10/02/2009

O caminho da simplicidade

Por: Fernando Lopes*

Quando comecei a ler quadrinhos de super-heróis, há quase vinte anos, fui imediatamente cativado por um fato interessante: os personagens tinham vida própria! Até então, nunca tinha me ocorrido que aquelas roupas espalhafatosas deixassem o mínimo de espaço para uma história.

Minha concepção de super-heróis, na época, restringia-se ao que eu conhecia do desenho dos Superamigos: um bando de caras com a cueca por fora das calças reunidos o dia inteiro na Sala da Justiça rezando para que o bendito alerta de perigo tocasse e eles tivessem uma boa desculpa para deixar de aturar aqueles malas dos Super-Gêmeos.

Imaginem minha surpresa ao ver que aqueles fugitivos de baile carnavalesco tinham um passado, uma motivação, aspirações... Eram, enfim, personagens ligeiramente menos bidimensionais do que eu supunha. É bem verdade que, via de regra, as histórias tinham a profundidade de um pires e os personagens restringiam-se a um amontoado de estereótipos feitos sob medida para agradar recalques adolescentes. Mas, que diabos! Eu era adolescente! Nada mais justo, portanto, que eu me identificasse com os problemas daqueles camaradas e passasse a acompanhar suas aventuras e desventuras mensais.

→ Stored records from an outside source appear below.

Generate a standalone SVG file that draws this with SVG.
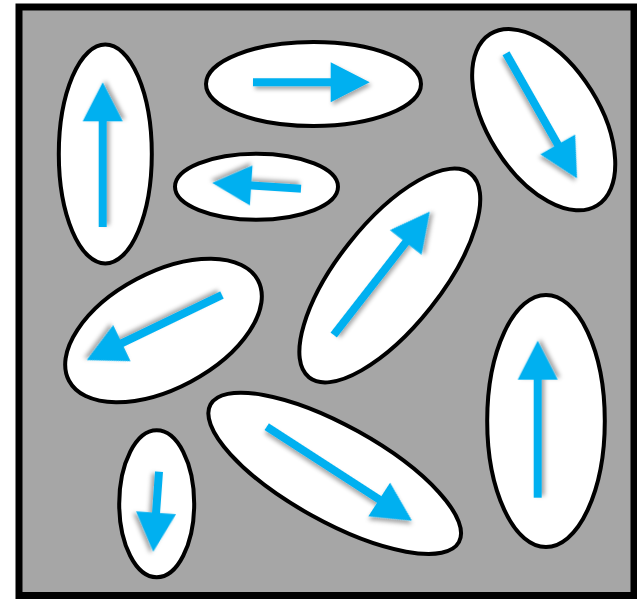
<svg xmlns="http://www.w3.org/2000/svg" width="637" height="599" viewBox="0 0 637 599">
  <defs>
    <filter id="shadow" x="-20%" y="-20%" width="140%" height="140%">
      <feDropShadow dx="2" dy="3" stdDeviation="2" flood-color="#000" flood-opacity="0.35"/>
    </filter>
  </defs>
  <style>
    .frame { fill: #a6a6a6; stroke: #000; stroke-width: 7; }
    .cell { fill: #fff; stroke: #000; stroke-width: 4; }
    .arrow { fill: #00b0f0; filter: url(#shadow); }
  </style>
  <rect class="frame" x="19" y="7" width="615" height="588.5"/>

  <g id="e1">
    <ellipse class="cell" cx="105.3" cy="154" rx="46.5" ry="109.5"/>
    <path class="arrow" transform="translate(102.7,227) rotate(-90)" d="M0,-4 H105.7 V-20 L144.7,0 L105.7,20 V4 H0 Z"/>
  </g>
  <g id="e2">
    <ellipse class="cell" cx="313.5" cy="84" rx="107.5" ry="42"/>
    <path class="arrow" transform="translate(253,82.3) rotate(0)" d="M0,-4 H77.7 V-20 L116.7,0 L77.7,20 V4 H0 Z"/>
  </g>
  <g id="e3">
    <ellipse class="cell" cx="256.5" cy="186.7" rx="81.5" ry="33"/>
    <path class="arrow" transform="translate(301,188.7) rotate(183.7)" d="M0,-4 H49.9 V-20 L88.9,0 L49.9,20 V4 H0 Z"/>
  </g>
  <g id="e4">
    <ellipse class="cell" cx="543.7" cy="119.7" rx="101" ry="56" transform="rotate(58 543.7 119.7)"/>
    <path class="arrow" transform="translate(506,53.3) rotate(60.4)" d="M0,-4 H104.8 V-20 L143.8,0 L104.8,20 V4 H0 Z"/>
  </g>
  <g id="e5">
    <ellipse class="cell" cx="389.8" cy="275.5" rx="130" ry="52" transform="rotate(-51.6 389.8 275.5)"/>
    <path class="arrow" transform="translate(333.7,335) rotate(-52.1)" d="M0,-4 H117.3 V-20 L156.3,0 L117.3,20 V4 H0 Z"/>
  </g>
  <g id="e6">
    <ellipse class="cell" cx="163.5" cy="330.5" rx="107" ry="58" transform="rotate(-28 163.5 330.5)"/>
    <path class="arrow" transform="translate(222,295) rotate(154.3)" d="M0,-4 H111.1 V-20 L150.1,0 L111.1,20 V4 H0 Z"/>
  </g>
  <g id="e7">
    <ellipse class="cell" cx="334.7" cy="473.3" rx="142" ry="48" transform="rotate(29 334.7 473.3)"/>
    <path class="arrow" transform="translate(266.7,426.7) rotate(32.9)" d="M0,-4 H134 V-20 L173,0 L134,20 V4 H0 Z"/>
  </g>
  <g id="e8">
    <ellipse class="cell" cx="156.7" cy="503.8" rx="37.5" ry="73.5"/>
    <path class="arrow" transform="translate(159,471.7) rotate(94.1)" d="M0,-4 H41.2 V-20 L80.2,0 L41.2,20 V4 H0 Z"/>
  </g>
  <g id="e9">
    <ellipse class="cell" cx="546" cy="421" rx="58.8" ry="126"/>
    <path class="arrow" transform="translate(537.7,497.7) rotate(-90)" d="M0,-4 H118 V-20 L157,0 L118,20 V4 H0 Z"/>
  </g>
</svg>
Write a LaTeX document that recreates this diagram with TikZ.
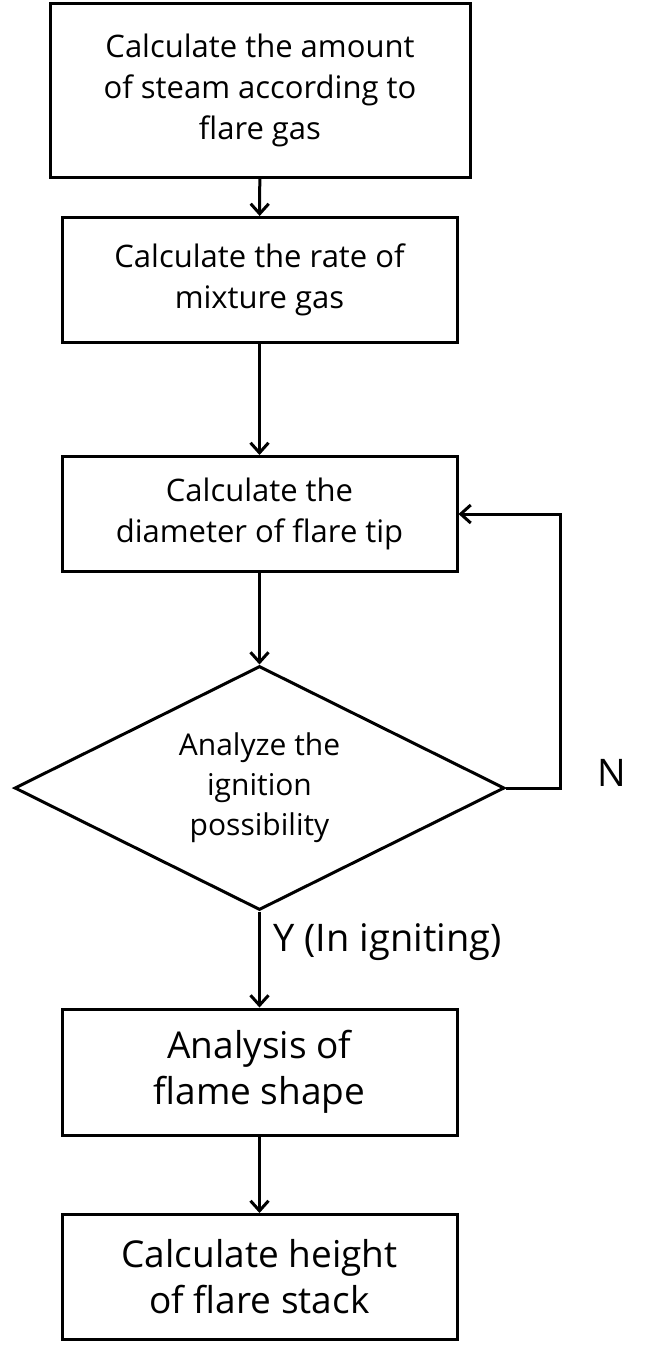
\documentclass[tikz,border=0pt]{standalone}
\usepackage{fontspec}
\setmainfont{Open Sans}
\usetikzlibrary{shapes.geometric,arrows.meta}
\begin{document}
\begin{tikzpicture}[x=1pt,y=-1pt,
  box/.style={draw,line width=3pt,align=center,inner sep=0pt},
  arr/.style={-{Straight Barb[length=10pt,width=18pt,line width=3pt]},line width=3pt},
  t1/.style={font=\fontsize{31}{41}\selectfont},
  t2/.style={font=\fontsize{37}{46}\selectfont}]
\useasboundingbox (0,0) rectangle (664,1363);
\node[box,t1,minimum width=420,minimum height=174] (b1) at (260,90) {Calculate the amount\\of steam according to\\flare gas};
\node[box,t1,minimum width=395,minimum height=125] (b2) at (259.5,280) {Calculate the rate of\\mixture gas};
\node[box,t1,minimum width=395,minimum height=115] (b3) at (259.5,514) {Calculate the\\diameter of flare tip};
\node[draw,line width=3pt,diamond,aspect=2,minimum width=490,minimum height=244,inner sep=0pt] (d) at (259.5,788) {};
\node[font=\fontsize{30}{40}\selectfont,align=center] at (259.5,788) {Analyze the\\ignition\\possibility};
\node[box,t2,minimum width=395,minimum height=126] (b4) at (259.5,1072) {Analysis of\\flame shape};
\node[box,t2,minimum width=395,minimum height=125] (b5) at (259.5,1277) {Calculate height\\of flare stack};
\draw[arr] (b1) -- (b2);
\draw[arr] (b2) -- (b3);
\draw[arr] (b3) -- (d.north);
\draw[arr] (d.south) -- (b4);
\draw[arr] (b4) -- (b5);
\coordinate (c1) at (560,788);
\coordinate (c2) at (560,514);
\draw[arr] (d.east) -- (c1) -- (c2) -- (b3.east);
\node[font=\fontsize{38}{44}\selectfont] (n) at (612,773) {N};
\node[font=\fontsize{38}{44}\selectfont,anchor=west] (y) at (270,942) {Y (In igniting)};
\end{tikzpicture}
\end{document}
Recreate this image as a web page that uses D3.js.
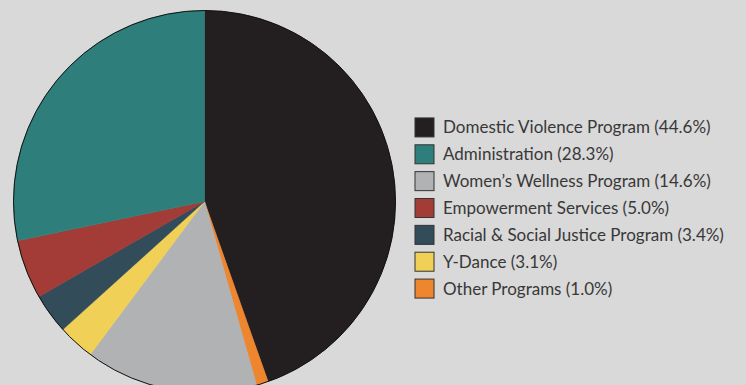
<!DOCTYPE html>
<html><head><meta charset="utf-8">
<script src="https://cdn.jsdelivr.net/npm/d3@7"></script>
<style>html,body{margin:0;padding:0;background:#d9d9d9;overflow:hidden}</style>
</head><body>
<svg id="c" width="746" height="385"></svg>
<script>
const categories = ["Domestic Violence Program","Other Programs","Women\u2019s Wellness Program","Y-Dance","Racial & Social Justice Program","Empowerment Services","Administration"];
const values = [44.6, 1.0, 14.6, 3.1, 3.4, 5.0, 28.3];
const colors = ["#231f20","#ee852f","#b1b2b3","#f0d057","#324c5a","#a33b36","#2e7f7b"];
const legendOrder = ["Domestic Violence Program","Administration","Women\u2019s Wellness Program","Empowerment Services","Racial & Social Justice Program","Y-Dance","Other Programs"];

const svg = d3.select("#c");
svg.append("rect").attr("width",746).attr("height",385).attr("fill","#d9d9d9");
const cx = 204.5, cy = 201.5, r = 191;
const color = d3.scaleOrdinal().domain(categories).range(colors);
const pie = d3.pie().sort(null).value(d=>d.v);
const data = categories.map((c,i)=>({c, v: values[i]}));
const arc = d3.arc().innerRadius(0).outerRadius(r);
const g = svg.append("g").attr("transform",`translate(${cx},${cy})`);
g.selectAll("path").data(pie(data)).join("path")
  .attr("d",arc).attr("fill",d=>color(d.data.c))
  .attr("stroke",d=>color(d.data.c)).attr("stroke-width",0.5);
g.append("circle").attr("r",r).attr("fill","none").attr("stroke","#111").attr("stroke-width",1);

const y = d3.scaleBand().domain(legendOrder).range([114,302]).paddingInner(0);
const lg = svg.append("g");
const items = lg.selectAll("g").data(legendOrder).join("g")
  .attr("transform",d=>`translate(415,${y(d)+y.bandwidth()/2})`);
items.append("rect").attr("x",0).attr("y",-9.5).attr("width",19).attr("height",19)
  .attr("fill",d=>color(d)).attr("stroke","#333").attr("stroke-width",1);
items.append("text").attr("x",28).attr("y",0).attr("dy","0.35em")
  .attr("font-family","Lato, 'Open Sans', sans-serif").attr("font-size",17)
  .attr("fill","#383838")
  .text(d=>`${d} (${values[categories.indexOf(d)].toFixed(1)}%)`);
</script>
</body></html>
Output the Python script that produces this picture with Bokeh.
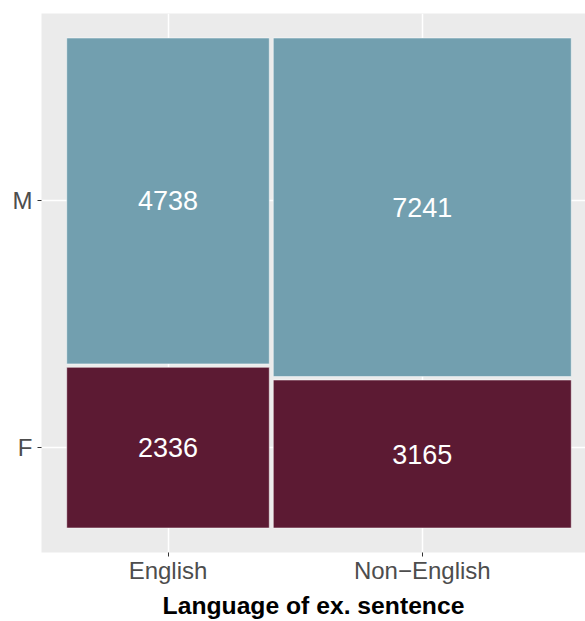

Mais do que os poderes mirabolantes ou as atuações heróicas, os quadrinhos prenderam-me por um conceito que eu até então desconhecia: a continuidade. Diferentes dos heróis da literatura, cujas aventuras ficam restritas a um dado período de tempo, deixando o leitor órfão no final do livro, carente de novas emoções, os personagens de quadrinhos estavam sempre sujeitos a mudanças, mais ou menos como na vida real. Era como acompanhar uma novela que se desenrolava mensalmente nas páginas de cada gibi. Posso estar enganado, mas sinto que a maioria dos fãs do gênero compartilham desse sentimento, em maior ou menor escala.

Por mais fascinante que seja o conceito, porém, a continuidade é uma verdadeira armadilha. Quando ela se torna confusa a ponto de desnortear até mesmo o mais fiel dos leitores, deixa de ser um atrativo para tornar-se um monstro capaz de afugentar o fanboy mais babão. Falo com conhecimento de causa: aconteceu comigo e arrasou minha relação com os personagens da Marvel.

E é curioso notar como tanto Marvel quanto DC acabaram prisioneiras de suas confusas cronologias. Tentam, em vão, contentar os fãs mais antigos e ainda atrair fãs mais novos, falhando fragorosamente nos dois casos. Os primeiros normalmente são os chatos que dedicam a vida a reclamar dos buracos na continuidade. Já os novatos pegam o bonde andando, não entendem patavina do que está acontecendo e fogem assustados na primeira oportunidade.

Gerenciar o tempo é confuso, seja na vida real ou nos quadrinhos. Os editores deveriam ter isso em mente e trabalhar a cronologia de modo mais racional. Plots intermináveis, espalhados por dúzias de revistas, com milhares de pontas soltas e recordatórios a cada dois quadrinhos só servem para aporrinhar o leitor. Talvez seja a hora das editoras buscarem o caminho da simplicidade: arcos curtos, histórias fechadas, planejamento coerente, evolução gradativa. Pode até não ser a solução, mas certamente tornará a vida dos leitores bem menos complicada.